Co-Sponsored by the Center for Latin American and Caribbean Studies(CLACS), the Department of Spanish and Portuguese, the Center for the Study of Africa and the African Diaspora (CSAAD), the Hemispheric Institute of Performance & Politics, and the King Juan Carlos I of Spain Center(KJCC).

Abstract: 

Through Portuguese settlement in the fifteenth century, the Cape Verde islands became a launch base for trade between Europe and West Africa. By the sixteenth century, Cape Verde stood at the nexus of trade in enslaved Africans and goods between sub-Saharan Africa and the broader Atlantic world, including Portugal and Spain’s American colonies. In this talk, I examine Cape Verde’s critical role in the development of an early Black Lusophone Atlantic through analyzing the social networks of the free and enslaved Africans that lived, worked, and were sold as captives there. Examining Black Atlantic history through a social network lens offers historians another way to consider how social connections affected the rational choices that free and enslaved Black people made about their lives.

Bio: 

Abraham Liddell’s research uses data science methods to examine the lives of free and enslaved Africans and their descendants in the early modern Atlantic world.
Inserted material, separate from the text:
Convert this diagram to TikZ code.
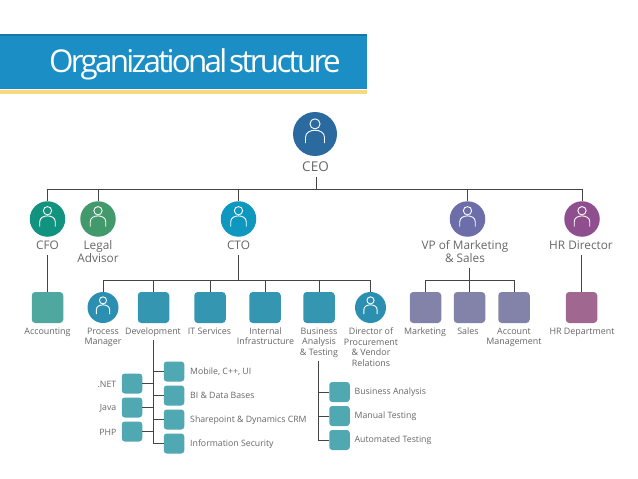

He received his PhD in Latin American History from Vanderbilt University, where he also served as a fellow in the Center for Digital Humanities. He is currently conducting research in the Data Science Institute at Columbia University as a postdoctoral scholar.

Learn more here

2 thoughts on “Event today | Cape Verde and the Early Modern Black Atlantic with Abraham Liddell

  1. I really wanted to listen to the program about Cape Verdi and the Atlantic trade. The presenter spoke so quickly when he read that I could not understand very much of what he was saying. If the program is in print form will it we made available? Dorothy Grannell

    1. Hi Dorothy. We did not host that event, we just helped to spread the word. You should contact the event organizer to inquire about a recording. Good luck!